Starting at the first line of the data, print each line verbatim up to and including the line bearing "const xTitle = 'Selected Census Divisions';", omitting pictures.

→ **Source code of charts**
* * *

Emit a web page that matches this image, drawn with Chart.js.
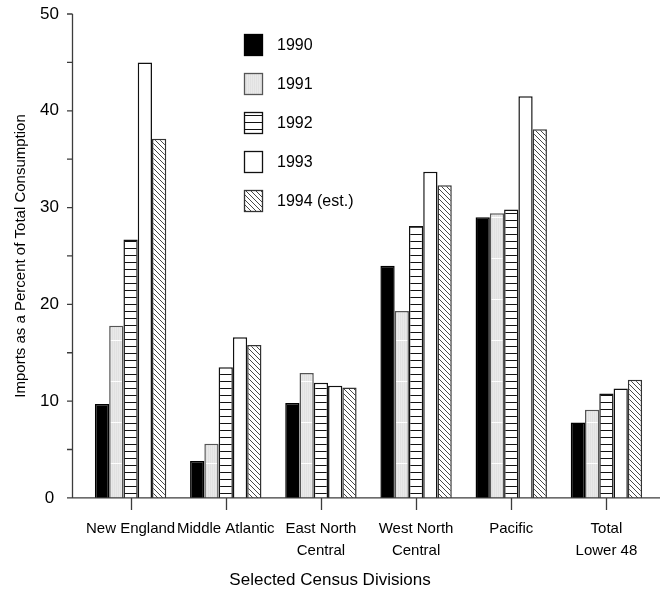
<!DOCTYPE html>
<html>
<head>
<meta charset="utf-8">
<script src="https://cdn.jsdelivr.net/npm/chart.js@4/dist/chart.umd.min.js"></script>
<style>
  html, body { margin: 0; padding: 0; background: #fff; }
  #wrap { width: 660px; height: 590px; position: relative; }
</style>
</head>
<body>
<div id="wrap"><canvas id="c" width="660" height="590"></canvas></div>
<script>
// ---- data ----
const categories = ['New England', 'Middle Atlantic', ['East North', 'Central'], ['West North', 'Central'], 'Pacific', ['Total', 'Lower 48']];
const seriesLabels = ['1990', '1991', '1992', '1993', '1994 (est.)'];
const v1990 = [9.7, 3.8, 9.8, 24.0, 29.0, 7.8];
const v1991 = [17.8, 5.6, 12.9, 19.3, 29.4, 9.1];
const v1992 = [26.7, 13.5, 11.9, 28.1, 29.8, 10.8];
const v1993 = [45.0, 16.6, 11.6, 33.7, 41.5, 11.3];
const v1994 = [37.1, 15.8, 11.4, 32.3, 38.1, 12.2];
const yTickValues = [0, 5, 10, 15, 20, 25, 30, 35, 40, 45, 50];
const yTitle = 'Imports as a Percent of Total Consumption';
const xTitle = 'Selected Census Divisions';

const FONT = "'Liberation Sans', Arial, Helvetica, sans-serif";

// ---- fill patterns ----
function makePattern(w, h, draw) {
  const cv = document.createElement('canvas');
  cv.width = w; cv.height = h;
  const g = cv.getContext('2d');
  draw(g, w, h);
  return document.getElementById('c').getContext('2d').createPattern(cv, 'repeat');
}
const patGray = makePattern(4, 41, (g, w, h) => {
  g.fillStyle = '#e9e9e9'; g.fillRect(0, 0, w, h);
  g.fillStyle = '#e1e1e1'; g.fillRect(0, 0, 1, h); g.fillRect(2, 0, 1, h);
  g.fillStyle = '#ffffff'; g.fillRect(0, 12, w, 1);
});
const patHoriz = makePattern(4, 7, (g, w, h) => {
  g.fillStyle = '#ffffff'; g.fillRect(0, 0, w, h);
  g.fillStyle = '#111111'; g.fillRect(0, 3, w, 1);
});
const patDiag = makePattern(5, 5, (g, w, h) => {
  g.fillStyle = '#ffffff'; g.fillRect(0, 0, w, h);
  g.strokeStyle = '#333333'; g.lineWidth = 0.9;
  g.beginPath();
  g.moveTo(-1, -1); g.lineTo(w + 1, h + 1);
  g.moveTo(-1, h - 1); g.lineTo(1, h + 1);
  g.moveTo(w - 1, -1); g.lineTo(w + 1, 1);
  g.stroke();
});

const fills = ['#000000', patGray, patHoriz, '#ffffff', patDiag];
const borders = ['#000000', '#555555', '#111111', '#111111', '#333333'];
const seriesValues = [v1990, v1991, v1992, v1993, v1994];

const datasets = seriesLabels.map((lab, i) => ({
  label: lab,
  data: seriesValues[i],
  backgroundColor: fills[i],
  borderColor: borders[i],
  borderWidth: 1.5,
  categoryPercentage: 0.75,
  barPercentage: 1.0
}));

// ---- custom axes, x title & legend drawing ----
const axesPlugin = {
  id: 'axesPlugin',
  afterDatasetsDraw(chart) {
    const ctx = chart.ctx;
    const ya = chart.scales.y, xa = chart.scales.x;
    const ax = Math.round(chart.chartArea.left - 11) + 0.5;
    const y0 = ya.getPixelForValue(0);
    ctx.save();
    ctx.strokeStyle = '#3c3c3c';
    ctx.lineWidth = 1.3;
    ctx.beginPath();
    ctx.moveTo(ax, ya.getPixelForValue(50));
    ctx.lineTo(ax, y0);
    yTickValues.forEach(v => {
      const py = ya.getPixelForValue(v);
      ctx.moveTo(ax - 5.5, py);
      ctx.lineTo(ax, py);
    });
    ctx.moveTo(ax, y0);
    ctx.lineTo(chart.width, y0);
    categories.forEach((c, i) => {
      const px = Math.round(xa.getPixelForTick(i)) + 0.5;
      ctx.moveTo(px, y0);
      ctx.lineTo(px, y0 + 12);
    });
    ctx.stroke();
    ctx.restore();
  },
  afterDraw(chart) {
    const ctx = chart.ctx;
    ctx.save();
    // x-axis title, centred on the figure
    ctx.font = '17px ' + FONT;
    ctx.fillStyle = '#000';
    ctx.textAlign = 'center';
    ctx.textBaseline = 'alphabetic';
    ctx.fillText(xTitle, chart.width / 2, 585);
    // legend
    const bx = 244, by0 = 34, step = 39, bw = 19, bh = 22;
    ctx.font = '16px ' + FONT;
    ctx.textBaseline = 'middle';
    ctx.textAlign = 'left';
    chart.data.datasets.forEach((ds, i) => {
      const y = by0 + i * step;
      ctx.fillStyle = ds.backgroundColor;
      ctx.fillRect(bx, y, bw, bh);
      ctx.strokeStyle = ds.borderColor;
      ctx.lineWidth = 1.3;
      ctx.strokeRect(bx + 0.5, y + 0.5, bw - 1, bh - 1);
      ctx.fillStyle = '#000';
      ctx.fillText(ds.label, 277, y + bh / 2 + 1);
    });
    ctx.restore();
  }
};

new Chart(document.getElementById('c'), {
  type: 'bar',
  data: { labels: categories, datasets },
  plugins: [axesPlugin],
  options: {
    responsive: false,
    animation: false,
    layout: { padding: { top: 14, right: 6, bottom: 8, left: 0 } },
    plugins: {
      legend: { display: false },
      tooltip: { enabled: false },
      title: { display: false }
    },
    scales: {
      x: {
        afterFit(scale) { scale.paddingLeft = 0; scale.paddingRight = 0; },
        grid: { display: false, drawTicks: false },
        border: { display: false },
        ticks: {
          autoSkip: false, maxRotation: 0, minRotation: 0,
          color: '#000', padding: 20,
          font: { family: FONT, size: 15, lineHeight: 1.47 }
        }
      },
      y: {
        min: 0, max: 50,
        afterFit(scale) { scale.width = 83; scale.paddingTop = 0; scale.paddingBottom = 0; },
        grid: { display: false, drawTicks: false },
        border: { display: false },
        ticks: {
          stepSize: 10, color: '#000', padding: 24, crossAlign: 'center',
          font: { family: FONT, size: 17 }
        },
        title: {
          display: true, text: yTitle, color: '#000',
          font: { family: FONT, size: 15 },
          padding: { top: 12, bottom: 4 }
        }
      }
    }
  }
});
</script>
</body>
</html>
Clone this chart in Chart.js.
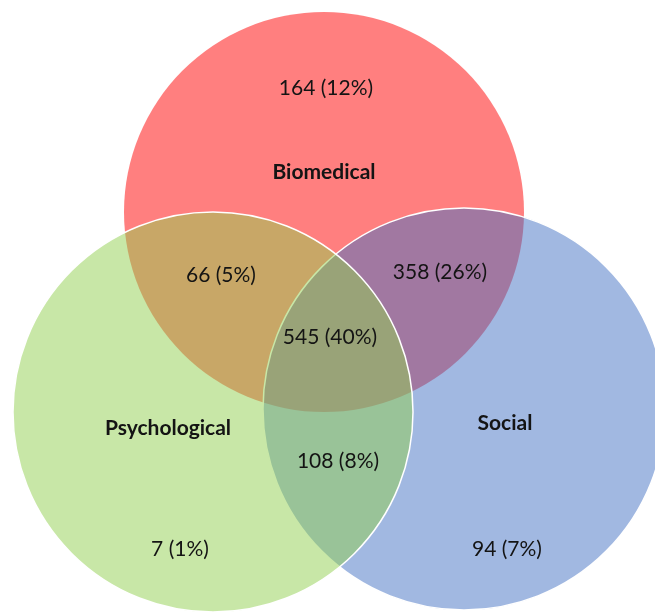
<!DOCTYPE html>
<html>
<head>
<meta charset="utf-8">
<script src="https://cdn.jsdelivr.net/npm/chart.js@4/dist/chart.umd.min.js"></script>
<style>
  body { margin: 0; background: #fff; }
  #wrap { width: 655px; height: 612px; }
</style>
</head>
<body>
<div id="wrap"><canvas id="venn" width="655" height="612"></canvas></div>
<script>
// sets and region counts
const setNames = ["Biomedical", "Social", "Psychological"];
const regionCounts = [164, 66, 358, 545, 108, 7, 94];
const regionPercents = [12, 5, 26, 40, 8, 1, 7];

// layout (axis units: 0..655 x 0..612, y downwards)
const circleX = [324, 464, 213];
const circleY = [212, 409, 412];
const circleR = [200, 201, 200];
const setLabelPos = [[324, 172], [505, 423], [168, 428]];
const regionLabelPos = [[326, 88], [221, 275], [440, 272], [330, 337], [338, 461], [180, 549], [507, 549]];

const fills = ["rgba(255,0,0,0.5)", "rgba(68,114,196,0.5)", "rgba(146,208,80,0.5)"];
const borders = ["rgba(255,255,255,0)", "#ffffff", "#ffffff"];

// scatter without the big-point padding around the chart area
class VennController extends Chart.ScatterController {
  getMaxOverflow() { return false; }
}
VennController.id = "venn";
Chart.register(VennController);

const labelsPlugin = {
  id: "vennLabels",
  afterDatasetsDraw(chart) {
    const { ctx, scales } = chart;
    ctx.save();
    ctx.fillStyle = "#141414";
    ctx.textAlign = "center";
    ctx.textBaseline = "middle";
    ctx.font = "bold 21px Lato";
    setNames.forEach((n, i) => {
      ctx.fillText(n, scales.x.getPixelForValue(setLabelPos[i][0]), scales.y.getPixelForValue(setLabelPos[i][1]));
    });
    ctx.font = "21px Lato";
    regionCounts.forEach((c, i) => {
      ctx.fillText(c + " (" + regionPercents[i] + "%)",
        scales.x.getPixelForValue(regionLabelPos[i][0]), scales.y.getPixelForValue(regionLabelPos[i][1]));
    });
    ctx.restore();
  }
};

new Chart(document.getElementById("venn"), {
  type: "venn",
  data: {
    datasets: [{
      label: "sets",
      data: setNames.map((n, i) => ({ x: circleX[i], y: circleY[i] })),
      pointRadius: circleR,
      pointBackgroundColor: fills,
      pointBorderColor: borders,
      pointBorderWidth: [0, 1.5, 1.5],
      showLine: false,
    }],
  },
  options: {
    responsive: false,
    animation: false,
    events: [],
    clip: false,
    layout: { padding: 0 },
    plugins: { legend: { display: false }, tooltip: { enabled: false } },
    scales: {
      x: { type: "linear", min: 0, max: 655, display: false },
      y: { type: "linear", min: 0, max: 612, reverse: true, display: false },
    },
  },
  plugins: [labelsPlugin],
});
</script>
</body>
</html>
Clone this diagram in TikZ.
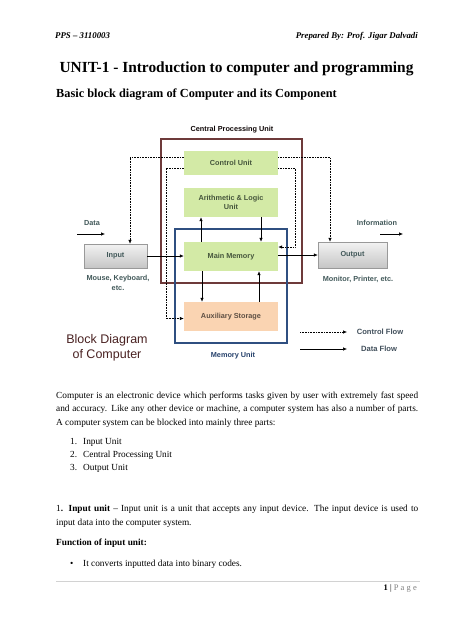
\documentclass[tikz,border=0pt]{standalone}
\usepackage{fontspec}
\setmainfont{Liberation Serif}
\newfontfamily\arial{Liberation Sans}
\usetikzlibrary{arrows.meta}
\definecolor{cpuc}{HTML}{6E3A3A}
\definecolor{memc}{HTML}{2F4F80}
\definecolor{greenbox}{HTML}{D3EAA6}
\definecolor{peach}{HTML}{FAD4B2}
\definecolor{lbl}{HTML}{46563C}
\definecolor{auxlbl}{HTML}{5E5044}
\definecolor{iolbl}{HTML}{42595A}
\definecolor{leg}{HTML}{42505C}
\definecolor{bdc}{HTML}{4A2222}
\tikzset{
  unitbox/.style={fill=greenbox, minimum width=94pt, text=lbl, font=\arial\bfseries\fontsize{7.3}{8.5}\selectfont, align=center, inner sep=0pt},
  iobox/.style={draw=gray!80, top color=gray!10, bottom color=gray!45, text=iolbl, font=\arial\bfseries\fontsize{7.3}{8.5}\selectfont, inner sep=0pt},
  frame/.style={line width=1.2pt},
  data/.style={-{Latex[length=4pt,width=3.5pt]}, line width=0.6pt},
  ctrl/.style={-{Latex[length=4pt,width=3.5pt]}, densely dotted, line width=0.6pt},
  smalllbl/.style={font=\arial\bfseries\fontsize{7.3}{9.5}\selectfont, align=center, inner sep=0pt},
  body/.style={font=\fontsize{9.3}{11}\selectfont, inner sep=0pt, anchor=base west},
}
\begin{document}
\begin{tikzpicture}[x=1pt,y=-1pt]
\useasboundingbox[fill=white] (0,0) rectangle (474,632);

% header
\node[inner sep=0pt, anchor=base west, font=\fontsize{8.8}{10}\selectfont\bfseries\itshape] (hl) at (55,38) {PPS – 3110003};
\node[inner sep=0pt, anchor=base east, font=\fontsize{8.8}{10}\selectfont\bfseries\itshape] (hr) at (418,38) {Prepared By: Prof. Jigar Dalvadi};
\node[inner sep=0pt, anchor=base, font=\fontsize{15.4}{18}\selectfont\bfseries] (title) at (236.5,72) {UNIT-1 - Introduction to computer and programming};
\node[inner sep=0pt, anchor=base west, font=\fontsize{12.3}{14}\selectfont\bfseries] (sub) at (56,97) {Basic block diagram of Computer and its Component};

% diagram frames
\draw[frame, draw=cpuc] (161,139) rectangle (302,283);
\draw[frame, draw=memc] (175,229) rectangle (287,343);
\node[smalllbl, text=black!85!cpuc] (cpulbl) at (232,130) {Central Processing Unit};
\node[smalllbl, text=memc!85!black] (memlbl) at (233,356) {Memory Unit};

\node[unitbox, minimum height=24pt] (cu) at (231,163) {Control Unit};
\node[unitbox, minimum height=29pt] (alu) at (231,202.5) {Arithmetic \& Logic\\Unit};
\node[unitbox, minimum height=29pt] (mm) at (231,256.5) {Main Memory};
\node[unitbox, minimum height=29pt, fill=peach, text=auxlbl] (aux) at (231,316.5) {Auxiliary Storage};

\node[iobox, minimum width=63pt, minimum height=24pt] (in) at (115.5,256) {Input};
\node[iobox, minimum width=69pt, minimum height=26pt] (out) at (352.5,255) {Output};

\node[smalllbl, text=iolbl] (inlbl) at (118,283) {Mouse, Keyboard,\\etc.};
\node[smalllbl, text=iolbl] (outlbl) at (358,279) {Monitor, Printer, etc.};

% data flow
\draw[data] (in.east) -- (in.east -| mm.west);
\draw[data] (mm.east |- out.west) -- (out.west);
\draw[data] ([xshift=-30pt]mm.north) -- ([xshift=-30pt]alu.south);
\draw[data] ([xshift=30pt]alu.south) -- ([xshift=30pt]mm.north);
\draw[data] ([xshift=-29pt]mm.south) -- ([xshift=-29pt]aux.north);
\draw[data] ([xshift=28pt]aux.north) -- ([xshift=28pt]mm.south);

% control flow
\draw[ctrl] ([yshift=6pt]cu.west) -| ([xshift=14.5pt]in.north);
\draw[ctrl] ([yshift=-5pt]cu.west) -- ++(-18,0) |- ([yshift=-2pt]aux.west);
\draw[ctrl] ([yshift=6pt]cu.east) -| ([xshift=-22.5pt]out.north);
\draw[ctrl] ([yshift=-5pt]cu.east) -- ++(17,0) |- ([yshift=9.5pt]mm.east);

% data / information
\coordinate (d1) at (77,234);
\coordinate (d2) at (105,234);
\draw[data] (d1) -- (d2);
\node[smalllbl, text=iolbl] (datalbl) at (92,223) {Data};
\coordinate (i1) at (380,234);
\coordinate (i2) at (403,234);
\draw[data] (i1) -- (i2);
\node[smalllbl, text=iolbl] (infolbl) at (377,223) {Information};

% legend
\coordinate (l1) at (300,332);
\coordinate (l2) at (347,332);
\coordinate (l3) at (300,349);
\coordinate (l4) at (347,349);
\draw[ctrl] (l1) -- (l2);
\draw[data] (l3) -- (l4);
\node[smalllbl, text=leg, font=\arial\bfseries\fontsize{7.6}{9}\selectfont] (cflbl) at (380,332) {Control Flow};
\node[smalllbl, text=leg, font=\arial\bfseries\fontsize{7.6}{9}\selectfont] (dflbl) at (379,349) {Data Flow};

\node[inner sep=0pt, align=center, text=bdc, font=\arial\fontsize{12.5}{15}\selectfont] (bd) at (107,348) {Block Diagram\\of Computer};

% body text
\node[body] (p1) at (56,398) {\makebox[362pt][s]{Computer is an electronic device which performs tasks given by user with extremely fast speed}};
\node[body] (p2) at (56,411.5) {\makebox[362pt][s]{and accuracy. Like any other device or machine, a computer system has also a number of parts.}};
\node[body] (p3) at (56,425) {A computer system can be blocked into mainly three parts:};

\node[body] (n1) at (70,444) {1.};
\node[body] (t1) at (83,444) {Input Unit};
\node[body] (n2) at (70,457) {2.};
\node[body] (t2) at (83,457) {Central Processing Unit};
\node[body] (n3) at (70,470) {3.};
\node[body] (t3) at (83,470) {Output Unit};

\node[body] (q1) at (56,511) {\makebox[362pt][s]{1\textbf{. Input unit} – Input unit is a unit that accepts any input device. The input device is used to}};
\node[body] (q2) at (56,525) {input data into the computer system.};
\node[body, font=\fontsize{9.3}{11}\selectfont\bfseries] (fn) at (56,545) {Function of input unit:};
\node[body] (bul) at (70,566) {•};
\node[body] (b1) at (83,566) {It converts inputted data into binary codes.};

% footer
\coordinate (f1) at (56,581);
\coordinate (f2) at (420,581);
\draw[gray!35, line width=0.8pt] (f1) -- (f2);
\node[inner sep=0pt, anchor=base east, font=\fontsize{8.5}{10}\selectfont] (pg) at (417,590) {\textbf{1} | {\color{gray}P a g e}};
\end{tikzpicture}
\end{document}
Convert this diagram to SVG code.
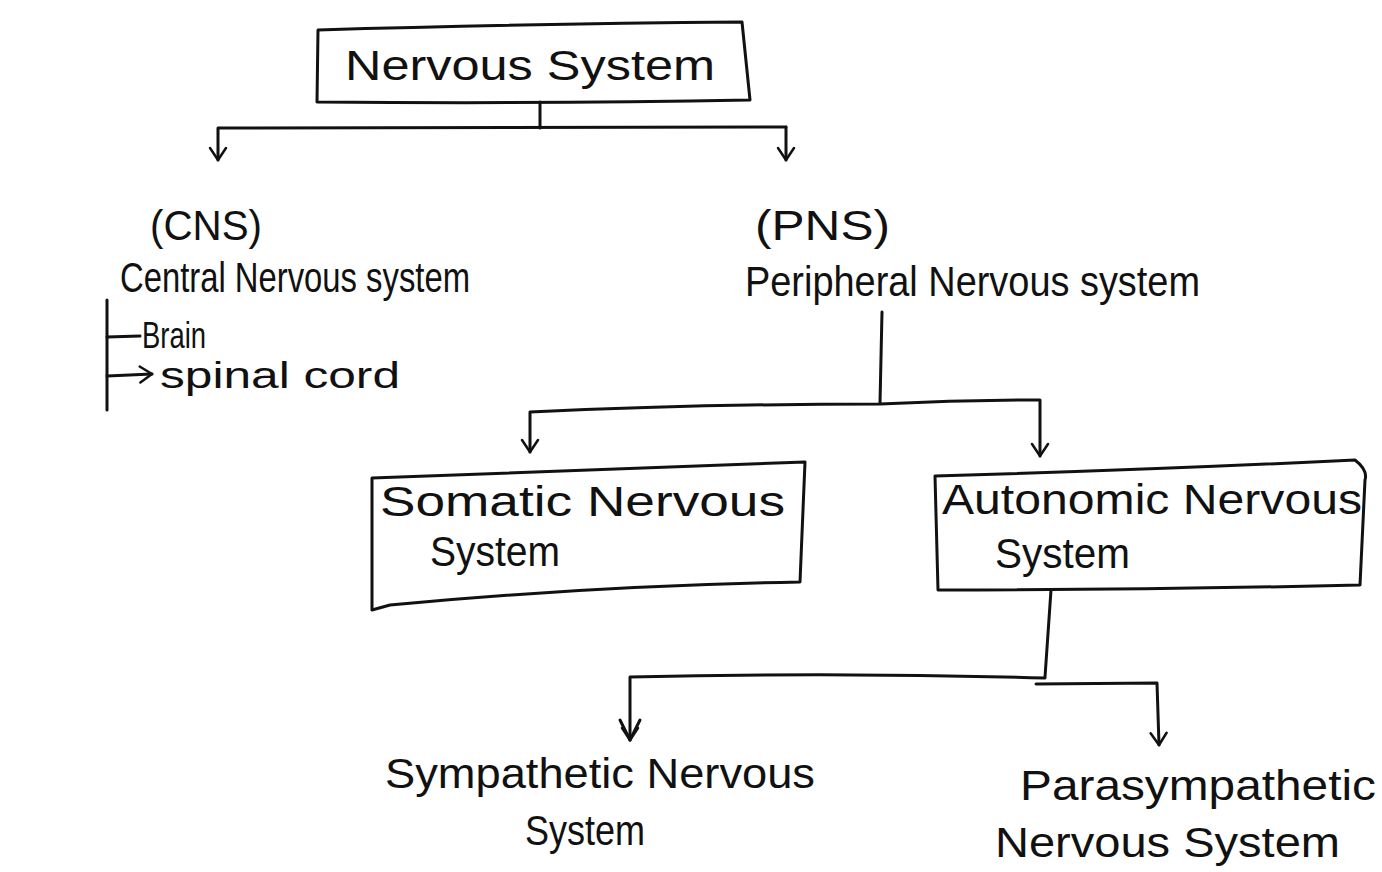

* * *

→ **ANSWER TO THE PROBLEM**
Emit a web page that matches this image, drawn with Chart.js.
<!DOCTYPE html>
<html>
<head>
<meta charset="utf-8">
<script src="https://cdn.jsdelivr.net/npm/chart.js@4/dist/chart.umd.min.js"></script>
<style>
  html, body { margin: 0; padding: 0; background: #fff; }
  #wrap { width: 660px; height: 590px; position: relative; }
</style>
</head>
<body>
<div id="wrap"><canvas id="c" width="660" height="590"></canvas></div>
<script>
// ---- data ----
const categories = ['New England', 'Middle Atlantic', ['East North', 'Central'], ['West North', 'Central'], 'Pacific', ['Total', 'Lower 48']];
const seriesLabels = ['1990', '1991', '1992', '1993', '1994 (est.)'];
const v1990 = [9.7, 3.8, 9.8, 24.0, 29.0, 7.8];
const v1991 = [17.8, 5.6, 12.9, 19.3, 29.4, 9.1];
const v1992 = [26.7, 13.5, 11.9, 28.1, 29.8, 10.8];
const v1993 = [45.0, 16.6, 11.6, 33.7, 41.5, 11.3];
const v1994 = [37.1, 15.8, 11.4, 32.3, 38.1, 12.2];
const yTickValues = [0, 5, 10, 15, 20, 25, 30, 35, 40, 45, 50];
const yTitle = 'Imports as a Percent of Total Consumption';
const xTitle = 'Selected Census Divisions';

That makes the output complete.